Apple’s failed sapphire crystal manufacturing facility in Mesa, Arizona will be repurposed to produce server assembly cabinets for the Cupertino firm’s global data centers, according to a notification published by the Federal Register and cited yesterday by Business Insider.
Apple already has authority to produce certain components for consumer electronics in a special zone that exempts it from customs duty payments, but now it’s looking for approval from the Foreign-Trade Zones Board to produce “finished products and foreign status materials and components” in the Mesa factory.
“Apple Inc. has repurposed the site as a global data command center that will conduct high-tech manufacturing of finished data center cabinets for other data centers,” according to a document filed by Mesa on behalf of Apple.
Servers in Apple’s data centers in Oregon and North Carolina are currently being built and tested on-site, but the company now wants to consolidate building and configuring servers in Mesa before they’re shipped to its other data centers.
Production at the Mesa facility could include imported materials and components such as “server housing and enclosures” as well as “routers and network switches.”
Located at Signal Butte and Elliot roads, the massive 1.3 million square feet facility was established as a sapphire-glass factory. It was supposed to churn out sapphire laminates in volume to help strengthen iPhone’s screen.
Apple leased the plant to GT Advanced which operated it on Apple’s behalf.

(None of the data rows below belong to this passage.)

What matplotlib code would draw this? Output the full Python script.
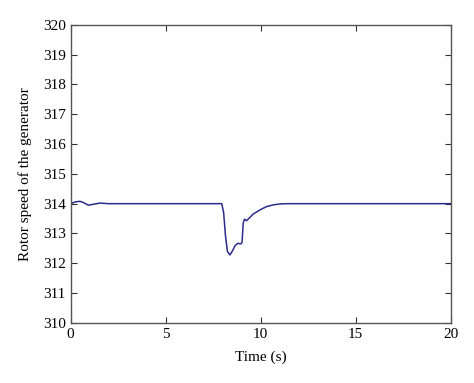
import numpy as np
import matplotlib
matplotlib.use("Agg")
import matplotlib.pyplot as plt

# Значения
t = [0.0, 0.25, 0.49, 0.7, 0.93, 1.2, 1.54, 2.0, 3.0, 5.0, 7.0, 7.95, 8.05,
     8.15, 8.25, 8.38, 8.5, 8.66, 8.8, 8.95, 9.02, 9.08, 9.15, 9.26, 9.4,
     9.6, 9.96, 10.3, 10.66, 11.0, 11.37, 12.0, 15.0, 20.0]
speed = [314.0, 314.06, 314.08, 314.03, 313.95, 313.98, 314.02, 314.0, 314.0,
         314.0, 314.0, 314.0, 313.7, 312.9, 312.4, 312.28, 312.4, 312.6,
         312.67, 312.65, 312.7, 313.35, 313.48, 313.43, 313.52, 313.65,
         313.79, 313.9, 313.96, 313.99, 314.0, 314.0, 314.0, 314.0]

plt.rcParams["font.family"] = ["Liberation Serif", "DejaVu Serif"]

fig = plt.figure(figsize=(4.74, 3.83), dpi=100)
ax = fig.add_axes([0.149, 0.157, 0.802, 0.778])
ax.plot(t, speed, color="#2b2b8c", linewidth=1.1)

ax.set_xlim(0, 20)
ax.set_ylim(310, 320)
ax.set_xticks([0, 5, 10, 15, 20])
ax.set_yticks(np.arange(310, 321, 1))
ax.tick_params(direction="in", top=True, right=True, labelsize=11,
               length=4, width=0.8, colors="#333333", labelcolor="black")
for s in ax.spines.values():
    s.set_color("#555555")
    s.set_linewidth(1.0)
ax.set_xlabel("Time (s)", fontsize=11, labelpad=7)
ax.set_ylabel("Rotor speed of the generator", fontsize=11, labelpad=8)

fig.savefig("out.png", dpi=100)
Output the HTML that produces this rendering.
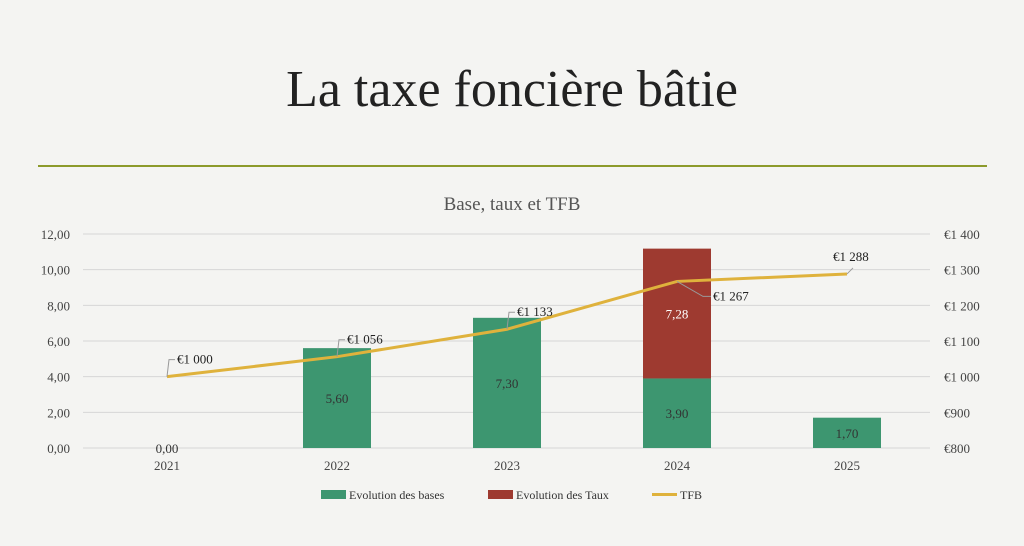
<!DOCTYPE html>
<html><head><meta charset="utf-8"><style>
body{margin:0;width:1024px;height:541px;background:#f4f4f2;overflow:hidden;font-family:"Liberation Serif",serif;}
</style></head><body>
<svg width="1024" height="541" xmlns="http://www.w3.org/2000/svg">
<text x="512" y="106" text-anchor="middle" font-size="52" fill="#222" font-family="Liberation Serif, serif">La taxe foncière bâtie</text>
<line x1="38" y1="166" x2="987" y2="166" stroke="#8c9a2c" stroke-width="2"/>
<text x="512" y="210" text-anchor="middle" font-size="19" fill="#555">Base, taux et TFB</text>
<g id="grid"></g><g id="bars"></g><g id="line"></g><g id="labels"></g><g id="axes"></g>
<g font-size="12" fill="#333">
<rect x="321" y="490" width="25" height="9" fill="#3d9670"/>
<text x="349" y="499">Evolution des bases</text>
<rect x="488" y="490" width="25" height="9" fill="#9e3a30"/>
<text x="516" y="499">Evolution des Taux</text>
<line x1="652" y1="494.5" x2="677" y2="494.5" stroke="#dfb23c" stroke-width="3"/>
<text x="680" y="499">TFB</text>
</g>
</svg>
<script>
const categories=["2021","2022","2023","2024","2025"];
const bases=[0,5.6,7.3,3.9,1.7];
const taux=[0,0,0,7.28,0];
const tfb=[1000,1056,1133,1267,1288];
const leftTicks=[0,2,4,6,8,10,12];
const rightTicks=[800,900,1000,1100,1200,1300,1400];
const NS="http://www.w3.org/2000/svg";
const y0=448,y1=234,x0=167,step=170,bw=68;
const yL=v=>y0-(v/12)*(y0-y1);
const yR=v=>y0-((v-800)/600)*(y0-y1);
const xC=i=>x0+i*step;
function mk(t,a,p){const e=document.createElementNS(NS,t);for(const k in a)e.setAttribute(k,a[k]);document.getElementById(p).appendChild(e);return e;}
leftTicks.forEach((v,i)=>{
 const l=mk('line',{x1:83,x2:930,y1:yL(v),y2:yL(v),stroke:'#d6d6d6','stroke-width':1},'grid');
 
 
 const t=mk('text',{x:70,y:yL(v)+5,'text-anchor':'end','font-size':13,fill:'#444'},'axes');t.textContent=v.toFixed(2).replace('.',',');
 
 
});
rightTicks.forEach(v=>{
 const t=mk('text',{x:944,y:yR(v)+5,'font-size':13,fill:'#444'},'axes');
 t.textContent='€'+(v>=1000?Math.floor(v/1000)+' '+String(v%1000).padStart(3,'0'):v);
 
 
});
categories.forEach((c,i)=>{
 const t=mk('text',{x:xC(i),y:470,'text-anchor':'middle','font-size':13,fill:'#444'},'axes');t.textContent=c;
 
 
 if(bases[i]>0){
  const r=mk('rect',{x:xC(i)-bw/2,y:yL(bases[i]),width:bw,height:y0-yL(bases[i]),fill:'#3d9670'},'bars');
  
  
 }
 const yb=(yL(bases[i])+y0)/2+5;
 const lb=mk('text',{x:xC(i),y:bases[i]>0?yb:453,'text-anchor':'middle','font-size':13,fill:'#333'},'labels');lb.textContent=bases[i].toFixed(2).replace('.',',');
 
 
 if(taux[i]>0){
  const top=yL(bases[i]+taux[i]);
  const r=mk('rect',{x:xC(i)-bw/2,y:top,width:bw,height:yL(bases[i])-top,fill:'#9e3a30'},'bars');
  
  
  const t2=mk('text',{x:xC(i),y:(top+yL(bases[i]))/2+5,'text-anchor':'middle','font-size':13,fill:'#fff'},'labels');t2.textContent=taux[i].toFixed(2).replace('.',',');
  
  
 }
});
const pl=mk('polyline',{points:tfb.map((v,i)=>xC(i)+','+yR(v)).join(' '),fill:'none',stroke:'#dfb23c','stroke-width':3},'line');


tfb.forEach((v,i)=>{
 const below=i===3;
 const lx=below?xC(i)+36:(i===4?xC(i)-14:xC(i)+10), ly=below?yR(v)+19:yR(v)-13;
 const t=mk('text',{x:lx,y:ly,'font-size':13,fill:'#222'},'labels');
 t.textContent='€'+Math.floor(v/1000)+' '+String(v%1000).padStart(3,'0');
 
 
 let d;
 if(below) d=`M${xC(i)} ${yR(v)} L${lx-10} ${ly-4} L${lx-2} ${ly-4}`;
 else if(i===4) d=`M${xC(i)} ${yR(v)} L${xC(i)+6} ${yR(v)-6}`;
 else d=`M${xC(i)} ${yR(v)} L${lx-8} ${ly-4} L${lx-2} ${ly-4}`;
 const ln=mk('path',{d:d,fill:'none',stroke:'#999','stroke-width':1},'labels');
 
 
});
</script>
</body></html>
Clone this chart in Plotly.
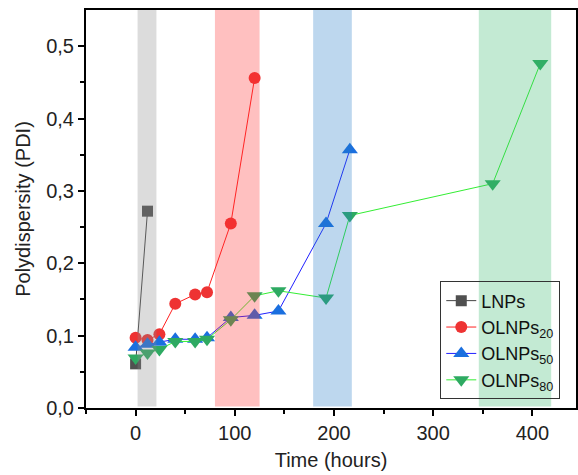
import plotly.graph_objects as go

# Data
t_lnp = [0, 12]
pdi_lnp = [0.061, 0.272]

t_20 = [0, 12, 24, 40, 60, 72, 96, 120]
pdi_20 = [0.097, 0.094, 0.102, 0.144, 0.157, 0.160, 0.255, 0.456]

t_50 = [0, 12, 24, 40, 60, 72, 96, 120, 144, 192, 216]
pdi_50 = [0.084, 0.088, 0.091, 0.095, 0.095, 0.097, 0.125, 0.128, 0.134, 0.255, 0.357]

t_80 = [0, 12, 24, 40, 60, 72, 96, 120, 144, 192, 216, 360, 408]
pdi_80 = [0.069, 0.076, 0.081, 0.092, 0.092, 0.095, 0.122, 0.155, 0.162, 0.152, 0.266, 0.310, 0.476]

x_ticks = [0, 100, 200, 300, 400]
y_ticks = [0, 0.1, 0.2, 0.3, 0.4, 0.5]

bands = [(2, 21, "rgba(138,138,138,0.3)"),
         (80, 125, "rgba(255,45,45,0.3)"),
         (179, 218, "rgba(38,122,198,0.3)"),
         (346, 419, "rgba(55,185,108,0.3)")]

font = "Liberation Sans, Arial, sans-serif"

fig = go.Figure()
fig.add_trace(go.Scatter(x=t_lnp, y=pdi_lnp, mode="lines+markers", name="LNPs",
                         line=dict(color="#444444", width=1),
                         marker=dict(symbol="square", size=11, color="#505050")))
fig.add_trace(go.Scatter(x=t_20, y=pdi_20, mode="lines+markers", name="OLNPs<sub>20</sub>",
                         line=dict(color="#ff2020", width=1),
                         marker=dict(symbol="circle", size=12, color="#ee3333")))
fig.add_trace(go.Scatter(x=t_50, y=pdi_50, mode="lines+markers", name="OLNPs<sub>50</sub>",
                         line=dict(color="#2020ff", width=1),
                         marker=dict(symbol="triangle-up", size=14, color="#1a6fdf")))
fig.add_trace(go.Scatter(x=t_80, y=pdi_80, mode="lines+markers", name="OLNPs<sub>80</sub>",
                         line=dict(color="#33ee33", width=1),
                         marker=dict(symbol="triangle-down", size=14, color="#2eaa62")))

for x0, x1, c in bands:
    fig.add_shape(type="rect", xref="x", yref="y", x0=x0, x1=x1, y0=0.002, y1=0.55,
                  fillcolor=c, line=dict(width=0), layer="above")

fig.update_layout(
    width=578, height=475,
    margin=dict(l=86, r=0, t=10, b=67),
    plot_bgcolor="white", paper_bgcolor="white",
    separators=",.",
    font=dict(family=font, size=20, color="#222222"),
    showlegend=True,
    legend=dict(x=0.723, y=0.318, xanchor="left", yanchor="top",
                bgcolor="rgba(0,0,0,0)", bordercolor="#333333", borderwidth=1,
                font=dict(size=18, color="#111111"), tracegroupgap=0,
                itemsizing="trace"),
)
fig.update_xaxes(range=[-50, 444], tickvals=x_ticks,
                 ticks="outside", ticklen=6, tickwidth=1.5, tickcolor="black",
                 tickfont=dict(size=20),
                 minor=dict(tickvals=[-50, 50, 150, 250, 350], ticks="outside", ticklen=4, tickcolor="black"),
                 showline=True, linewidth=2, linecolor="black", mirror=True,
                 showgrid=False, zeroline=False,
                 title=dict(text="Time (hours)", standoff=10, font=dict(size=20)))
fig.update_yaxes(range=[0, 0.55], tickvals=y_ticks, tickformat=".1f",
                 ticks="outside", ticklen=6, tickwidth=1.5, tickcolor="black",
                 tickfont=dict(size=20),
                 minor=dict(tickvals=[0.05, 0.15, 0.25, 0.35, 0.45], ticks="outside", ticklen=4, tickcolor="black"),
                 showline=True, linewidth=2, linecolor="black", mirror=True,
                 showgrid=False, zeroline=False,
                 title=dict(text="Polydispersity (PDI)", standoff=10, font=dict(size=20)))

fig.write_html("out.html")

Tim Cook & Co. prepaid more than half a billion dollars to GT to buy equipment and kick off mass production of ultra-thin sapphire laminates. Unfortunately, major manufacturing challenges slowed progress significantly and deadlines were missed.
The company eventually sold its expensive furnaces to pay debt. Despite its inexperienced partner going into Chapter 11 and shutting down sapphire production, Apple has kept the Mesa plant while GT’s creditors whined about getting “too little” in a settlement deal with the iPhone maker.